The excess current is safely diverted through the device and into the home’s grounding system, which is a dedicated path for electrical energy to disperse into the earth. The voltage across the protected circuit is thus “clamped” to a safer, lower level, typically around 330 to 400 volts for a standard 120-volt line. Once the surge event passes and the voltage returns to normal levels, the MOVs quickly revert to their original insulating state, ready for the next event.
This diversion process happens in nanoseconds, which is fast enough to prevent damage to electrical components that are designed to operate within a narrow voltage band. The speed and capacity of the MOVs determine how much energy the WHSP can dissipate before it fails or allows damaging power to pass through. This mechanism ensures that the bulk of a high-energy transient event never makes it past the service entrance.
Protection Scope and Limitations
Whole-house surge protectors are specifically engineered to handle high-energy transients, which are typically defined as surges originating from outside the home. These external events often include utility company grid switching, which can cause significant temporary voltage fluctuations in the power lines. Another common source is indirect lightning strikes, where an electrical discharge hits a power line or utility pole some distance away and sends a massive voltage wave into the local grid.
The devices excel at suppressing these large spikes, which might carry tens of thousands of amps of current. However, they are generally not designed to manage the constant, low-level surges that occur dozens of times a day within the home. These internal transients are generated by the cycling of appliances like air conditioning compressors, refrigerators, and washing machines as their motors start and stop.
These smaller, internal surges typically have lower energy but can still slowly degrade the sensitive microprocessors in modern electronics over time. Because WHSPs are set to a higher clamping voltage to avoid triggering with normal operation, they often allow these smaller, internal fluctuations to pass. This distinction is important for homeowners to understand when evaluating their overall protection strategy.
A further limitation involves the most extreme electrical event: a direct lightning strike to the home or service entrance. While a robust WHSP can handle the massive energy of an indirect strike miles away, no commercially available residential device can guarantee protection against a direct hit. The sheer instantaneous energy from a direct strike is usually too overwhelming, often resulting in physical damage to the panel and wiring regardless of the protector’s presence.

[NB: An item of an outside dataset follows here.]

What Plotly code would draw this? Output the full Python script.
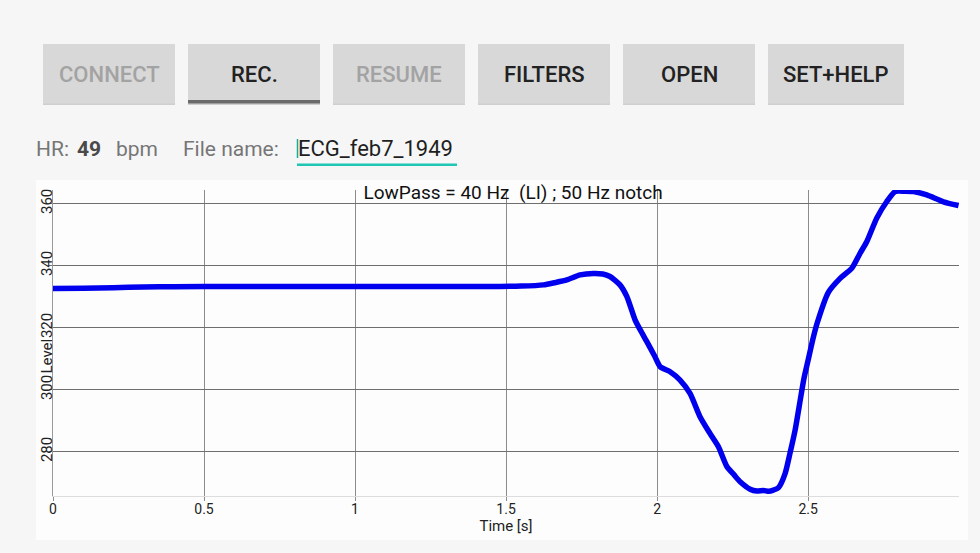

Selecting and Integrating Your Protection System
When selecting a whole-house surge protector, the joule rating and maximum surge current capacity are the most telling specifications of its protective ability. The joule rating indicates the total amount of energy the device can absorb before it reaches the end of its service life. Look for units rated at 700 joules or higher per protected mode for robust protection against repeated external events.
The maximum surge current capacity, measured in kiloamps (kA), signifies the largest single surge the unit can safely withstand without failing. Reputable models designed for residential use should offer a rating of at least 40 kA to 60 kA, providing a significant buffer against powerful utility-level transients. Ensuring the device carries a UL 1449 certification is also non-negotiable, as this standard verifies that the protector meets industry safety and performance requirements.
The clamping voltage is another specification that requires attention, representing the voltage level at which the device begins to divert power. A lower clamping voltage means the protector activates sooner, offering better protection, but it must be high enough to avoid nuisance tripping. For standard residential 120/240-volt systems, look for a nominal discharge voltage that is as low as possible while remaining within the manufacturer’s recommended range for the service.
The most effective approach to safeguarding a modern home is implementing a concept known as “layered protection” or “cascaded protection.” The WHSP serves as the primary line of defense, intercepting and diverting the massive external surges before they enter the interior wiring. This primary layer sacrifices itself to protect the entire house from catastrophic spikes.
This primary defense must be complemented by secondary, point-of-use surge protectors for sensitive electronics like computers and home theaters. These local surge strips are designed with a lower clamping voltage, allowing them to suppress the smaller, frequent internal surges that the WHSP allows to pass. The combined action ensures that both the large, external threats and the small, degrading internal transients are managed.
Proper installation is paramount, as the effectiveness of the WHSP is directly related to the length of the conductor wires connecting it to the panel. Shorter wires are always preferable because every inch of wire adds impedance, which slows down the diversion process and increases the effective clamping voltage. Ideally, the protector should be installed with wires no longer than 18 to 24 inches to maintain rapid response times.
Due to the requirements for working inside the main service panel, which involves high-amperage wiring, installation should always be performed by a licensed electrician. They can ensure the unit is correctly wired to the circuit breaker and properly bonded to the grounding system, fulfilling code requirements and maximizing the device’s protective capacity. Investing in professional installation confirms the WHSP is positioned to deliver its maximum rated performance.